There is one thing I have a very low tolerance level for: and that’s people sitting on their cellphones in a social setting. It happens far too frequently and I was reminded how much this bugs me the other night.
At university, studying media and digital what-not, we often discussed how distracted society is and how different media forms literally have to fight it out for our attention. You could be watching TV, the adverts in between, all while browsing facebook on your phone and still whatsapping a friend at the same time. It’s one thing for “the media” to fight for our attention, but your friends really shouldn’t need to.
I see it so often, usually in larger social gatherings vs more intimate ones where so many people are sitting on their phones. It stands to reason that you have agreed to go out with your friends, you obviously wanted to see them, talk to them, to hang out. Is hanging out just to “be in their presence”?I sometimes find it rude and insulting when out with friends, and those in your physical company aren’t as important as those living in your phone. I sometimes find it offensive. Is the company you’re in not good enough?

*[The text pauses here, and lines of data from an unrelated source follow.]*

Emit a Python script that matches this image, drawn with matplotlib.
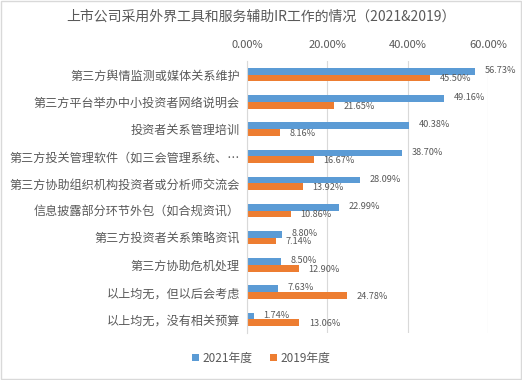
import matplotlib
matplotlib.use("Agg")
import matplotlib.pyplot as plt
import numpy as np

plt.rcParams['font.family'] = ['Noto Sans CJK SC', 'DejaVu Sans']

# categories, top to bottom
categories = [
    "第三方舆情监测或媒体关系维护",
    "第三方平台举办中小投资者网络说明会",
    "投资者关系管理培训",
    "第三方投关管理软件（如三会管理系统、…",
    "第三方协助组织机构投资者或分析师交流会",
    "信息披露部分环节外包（如合规资讯）",
    "第三方投资者关系策略资讯",
    "第三方协助危机处理",
    "以上均无，但以后会考虑",
    "以上均无，没有相关预算",
]
y2021 = [56.73, 49.16, 40.38, 38.70, 28.09, 22.99, 8.80, 8.50, 7.63, 1.74]
y2019 = [45.50, 21.65, 8.16, 16.67, 13.92, 10.86, 7.14, 12.90, 24.78, 13.06]
xticks = [0, 20, 40, 60]

blue = "#5b9bd5"
orange = "#ed7d31"
txt = "#595959"

fig = plt.figure(figsize=(5.22, 3.8), dpi=100)
ax = fig.add_axes([0.473, 0.124, 0.462, 0.715])

pos = np.arange(len(categories))
h = 0.245
b1 = ax.barh(pos - h / 2, y2021, height=h, color=blue, label="2021年度")
b2 = ax.barh(pos + h / 2, y2019, height=h, color=orange, label="2019年度")

for bars, vals, dy in ((b1, y2021, 0.6), (b2, y2019, -0.6)):
    for bar, v in zip(bars, vals):
        ax.annotate(f"{v:.2f}%", (v, bar.get_y() + bar.get_height() / 2),
                    xytext=(7, dy), textcoords="offset points",
                    va="center", ha="left", fontsize=6.6, color=txt)

ax.set_ylim(len(categories) - 0.5, -0.5)
ax.set_xlim(0, 60)
ax.set_xticks(xticks)
ax.set_xticklabels([f"{t:.2f}%" for t in xticks], fontsize=8, color=txt)
ax.xaxis.tick_top()
ax.set_yticks(pos)
ax.set_yticklabels(categories, fontsize=8.7, color=txt)
ax.tick_params(length=0, pad=5)
ax.tick_params(axis="x", pad=8)
ax.grid(axis="x", color="#d9d9d9", linewidth=0.8)
ax.set_axisbelow(True)
for s in ["top", "right", "bottom"]:
    ax.spines[s].set_visible(False)
ax.spines["left"].set_color("#d9d9d9")

fig.suptitle("上市公司采用外界工具和服务辅助IR工作的情况（2021&2019）",
             x=0.5, y=0.975, fontsize=10, color=txt)

fig.legend(handles=[b1, b2], loc="center", bbox_to_anchor=(0.5, 0.058),
           ncol=2, frameon=False, fontsize=8.5, labelcolor=txt,
           handlelength=0.6, handleheight=0.6, handletextpad=0.3,
           columnspacing=1.5)

fig.patches.append(plt.Rectangle((0.002, 0.002), 0.996, 0.996,
                                 transform=fig.transFigure, fill=False,
                                 edgecolor="#d9d9d9", linewidth=1))

fig.savefig("out.png", dpi=100)
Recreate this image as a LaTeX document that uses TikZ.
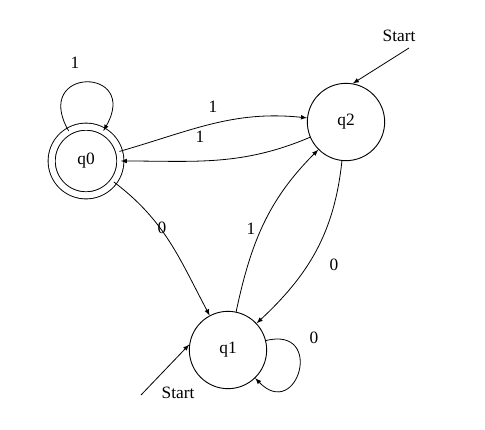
\documentclass[tikz,border=0pt]{standalone}
\usepackage{fontspec}
\setmainfont{Liberation Serif}
\tikzset{
  state/.style={circle,draw,line width=0.7pt,minimum size=58pt,inner sep=0pt},
  accepting/.style={state,double,double distance=4.6pt,minimum size=51.5pt},
  edge/.style={->,>=latex,line width=0.6pt},
  lbl/.style={inner sep=0pt}
}
\begin{document}
\begin{tikzpicture}[x=0.75pt,y=-0.75pt,font=\fontsize{13}{15}\selectfont]
        \useasboundingbox (0,0) rectangle (485,429);
        % estados
        \node[accepting] (q0) at (86,161) {q0};
        \node[state] (q1) at (228,350) {q1};
        \node[state] (q2) at (346,122) {q2};
        % inicio
        \coordinate (s2) at (409,48);
        \coordinate (s1) at (141,395);
        \node[lbl] (t2) at (399,36) {Start};
        \node[lbl] (t1) at (178,393) {Start};
        \draw[edge] (s2) -- (q2.80);
        \draw[edge] (s1) -- (q1.172);
        % transiciones
        \draw[edge] (q0) to[out=120,in=60,looseness=5.5] (q0);
        \draw[edge] (q0) to[out=16,in=174] (q2);
        \draw[edge] (q2) to[out=203,in=0] (q0);
        \draw[edge] (q0) to[out=-37,in=118] (q1);
        \draw[edge] (q1) to[out=78,in=225] (q2);
        \draw[edge] (q2) to[out=264,in=43] (q1);
        \draw[edge] (q1) to[out=14,in=-46,looseness=4] (q1);
        % etiquetas
        \node[lbl] (l1) at (75,63) {1};
        \node[lbl] (l2) at (213,107) {1};
        \node[lbl] (l3) at (200,137) {1};
        \node[lbl] (l4) at (162,228) {0};
        \node[lbl] (l5) at (251,229) {1};
        \node[lbl] (l6) at (334,265) {0};
        \node[lbl] (l7) at (314,338) {0};
\end{tikzpicture}
\end{document}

This isn’t a “never use your smartphone” rant. If I’m out and need to message Greg, ask a question or let him know when I’m going to be home, I’ll do it. But that’s not the same as sitting and having a conversation about my day when I’m out with other people. I’m out with someone else and they deserve my undivided attention.
This isn’t to say I’m not guilty, or that this isn’t a difficult game to play. I’m often the one to sit checking facebook or twitter before bed, while Greg is next to me doing the same. Or doing the same while we’re watching series. Sometimes, when I’m more conscious of this and I’ve made a point of putting my phone away, I’ll ask Greg to put his away too. I’m not always good at this, and it’s something I definitely need to work on. If there is anyone who deserves my undivided attention, it should be Greg.
Technology today is such a blessing, enabling us to chat to those far away for practically nothing. It makes them feel so much closer to us. It just makes communication that much easier. Maybe it makes it too easy, when you think about these situations of being with friends in real life. I don’t know. This is just what I’m thinking currently.